Global Central Banks and Climate Change

Written by: Ellen Hughes-Cromwick

Key Takeaways:

  • Central banks in our global economy are analyzing the impacts of climate change on long-term economic growth and inflation.
  • Policymakers deem this as essential to quantify in order to pursue their objectives of price and financial market stability.
  • The Bank of England has been at the forefront with in-depth analysis and communications to the broader public.
  • “…the future will be past. That is, climate change is a tragedy of the horizon which imposes a cost on future generations that the current one has no direct incentive to fix.” -Bank of England Governor Carney 6 April, 2018

There is substantial evidence to show that climate change affects economic activity. While some data indicate that it can foster growth in certain sectors (e.g., construction), the bulk of the impact is negative on economic growth. Central banks in each country monitor and assess all of the influences on economic activity, inflation, and financial stability as they set a course for monetary policy. In so doing, many central banks have stepped up their investigation of how climate change is influencing the macroeconomic environment. None have been more vocal and active than the Bank of England (BOE). In April 2018, BOE Governor Carney gave a speech at a conference on international climate risk. Several key points emerged from his remarks:

  • The financial system is exposed to climate change risks which are not properly incorporated into decisions regarding insurance against losses and other adverse impacts on consumers and businesses.

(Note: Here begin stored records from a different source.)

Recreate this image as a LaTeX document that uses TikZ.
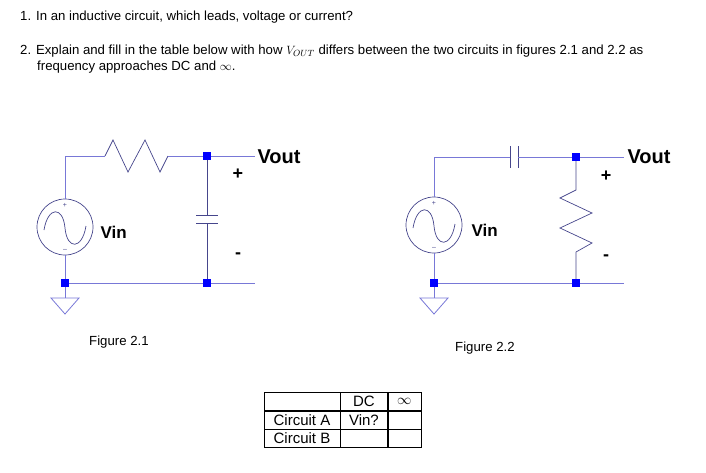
\documentclass[tikz,border=0pt]{standalone}
\usepackage{fontspec}
\setmainfont{Liberation Sans}
\usetikzlibrary{positioning}
\definecolor{wire}{RGB}{120,120,215}
\definecolor{part}{RGB}{70,70,140}
\tikzset{
  wire/.style={draw=wire,line width=0.8pt},
  part/.style={draw=part,line width=0.7pt},
  dot/.style={fill=blue,inner sep=0pt,minimum size=8pt},
  lbl/.style={font=\bfseries\fontsize{20}{20}\selectfont},
  vin/.style={font=\bfseries\fontsize{17}{17}\selectfont},
  sgn/.style={font=\bfseries\fontsize{18}{18}\selectfont},
  txt/.style={font=\fontsize{13.2}{15}\selectfont,anchor=west,inner sep=0pt},
  cell/.style={draw,minimum height=18pt,inner sep=0pt,font=\fontsize{15}{15}\selectfont}
}
\begin{document}
\begin{tikzpicture}[x=1pt,y=-1pt]
  \useasboundingbox (0,0) rectangle (706,472);
  \node[txt] (q1) at (20,17) {1. In an inductive circuit, which leads, voltage or current?};
  \node[txt] (q2) at (20,51) {2. Explain and fill in the table below with how $V_{OUT}$ differs between the two circuits in figures 2.1 and 2.2 as};
  \node[txt] (q2b) at (37,67) {frequency approaches DC and $\infty$.};
  % figure 2.1
  \node[circle,part,minimum size=56pt,inner sep=0pt] (S1) at (65,227) {};
  \draw[part] (44,230) .. controls (48,206) and (63,206) .. (65,228) .. controls (67,250) and (82,250) .. (86,226);
  \node[font=\scriptsize,text=part] at (65,205) {+};
  \node[font=\scriptsize,text=part] at (65,250) {--};
  \coordinate (TL1) at (65,156);
  \coordinate (R1a) at (105,156);
  \coordinate (R1b) at (168,156);
  \node[dot] (A1) at (207,156) {};
  \coordinate (O1) at (255,156);
  \node[dot] (G1) at (65,283) {};
  \node[dot] (B1) at (207,283) {};
  \coordinate (E1) at (255,283);
  \coordinate (C1a) at (207,215);
  \coordinate (C1b) at (207,223);
  \draw[wire] (S1) -- (TL1) -- (R1a);
  \draw[part] (R1a) -- (113,140) -- (128,172) -- (145,140) -- (160,172) -- (R1b);
  \draw[wire] (R1b) -- (A1) -- (O1);
  \draw[wire] (S1) -- (G1) -- (B1) -- (E1);
  \draw[part] (A1) -- (C1a) (C1b) -- (B1);
  \draw[part] (196,215) -- (218,215) (196,223) -- (218,223);
  \draw[wire] (G1) -- (65,298);
  \draw[wire] (51,298) -- (79,298) -- (65,314) -- cycle;
  \node[lbl,anchor=west] (V1) at (254,157) {Vout};
  \node[sgn] (P1) at (238,174) {+};
  \node[sgn] (M1) at (238,256) {-};
  \node[vin,anchor=west] (N1) at (97,232) {Vin};
  \node[txt] (F1) at (89,342) {Figure 2.1};
  % figure 2.2
  \node[circle,part,minimum size=56pt,inner sep=0pt] (S2) at (434,225) {};
  \draw[part] (413,228) .. controls (417,204) and (432,204) .. (434,226) .. controls (436,248) and (451,248) .. (455,224);
  \node[font=\scriptsize,text=part] at (434,203) {+};
  \node[font=\scriptsize,text=part] at (434,248) {--};
  \coordinate (TL2) at (434,157);
  \coordinate (C2a) at (510,157);
  \coordinate (C2b) at (518,157);
  \node[dot] (A2) at (576,157) {};
  \coordinate (O2) at (624,157);
  \node[dot] (G2) at (434,283) {};
  \node[dot] (B2) at (576,283) {};
  \coordinate (E2) at (624,283);
  \coordinate (R2a) at (576,190);
  \coordinate (R2b) at (576,252);
  \draw[wire] (S2) -- (TL2) -- (C2a);
  \draw[part] (510,146) -- (510,168) (518,146) -- (518,168);
  \draw[wire] (C2b) -- (A2) -- (O2);
  \draw[part] (A2) -- (R2a) -- (560,198) -- (592,213) -- (560,228) -- (592,243) -- (R2b) -- (B2);
  \draw[wire] (S2) -- (G2) -- (B2) -- (E2);
  \draw[wire] (G2) -- (434,298);
  \draw[wire] (420,298) -- (448,298) -- (434,314) -- cycle;
  \node[lbl,anchor=west] (V2) at (624,157) {Vout};
  \node[sgn] (P2) at (606,176) {+};
  \node[sgn] (M2) at (606,258) {-};
  \node[vin,anchor=west] (N2) at (468,230) {Vin};
  \node[txt] (F2) at (455,348) {Figure 2.2};
  % table
  \node[cell,minimum width=76pt] (t00) at (302,401.5) {};
  \node[cell,minimum width=47pt,right=0pt of t00] (t01) {DC};
  \node[cell,minimum width=33pt,right=0pt of t01] (t02) {$\infty$};
  \node[cell,minimum width=76pt,below=0pt of t00] (t10) {Circuit A};
  \node[cell,minimum width=47pt,right=0pt of t10] (t11) {Vin?};
  \node[cell,minimum width=33pt,right=0pt of t11] (t12) {};
  \node[cell,minimum width=76pt,below=0pt of t10] (t20) {Circuit B};
  \node[cell,minimum width=47pt,right=0pt of t20] (t21) {};
  \node[cell,minimum width=33pt,right=0pt of t21] (t22) {};
\end{tikzpicture}
\end{document}
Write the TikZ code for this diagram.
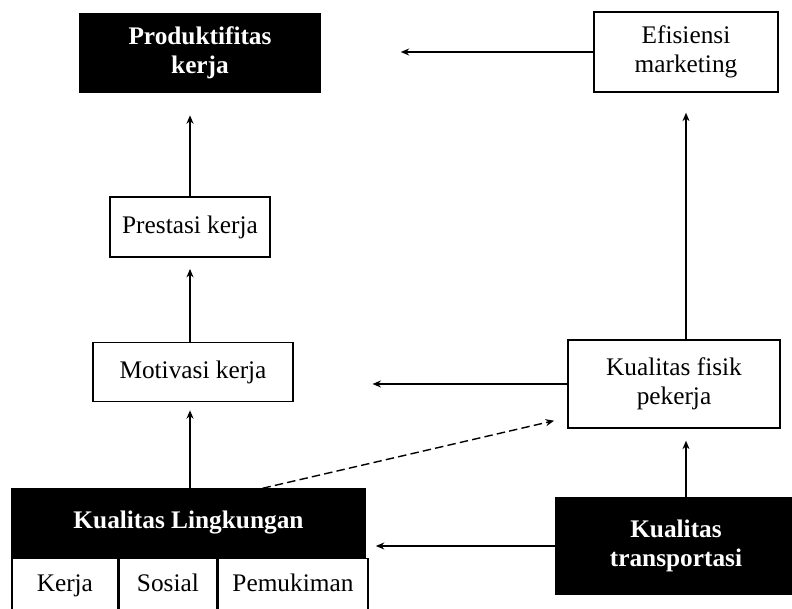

The first chart shows the rising level of uninsured losses have trended higher since 1980.
  • Capital markets will be unable to function properly without information about the risks and opportunities posed by the ongoing threat of climate change. Because it is important for the financial system to assess and protect against risk “surprises,” policymakers must quantify these risks and make them transparent so that consumers and businesses can make informed decisions.
  • Governor Carney emphasizes that the transition to a low carbon economy is a significant opportunity for greater growth in investment, financed by liquid credit markets. The BOE estimates that infrastructure spending will advance at quadruple the current rate. In the U.S., second quarter 2018 nonresidential construction spending, adjusted for inflation, stood at $550 billion, or 3% of GDP (second chart). Since mid-2009, construction spending has grown at an annual rate of less than 1%. A quadrupling of growth to 4% would contribute significantly to GDP growth in isolation, with construction spending rising above $1 trillion by 2035 (third chart). But, of course, other factors will detract to offset this favorable construction impact on economic growth and jobs.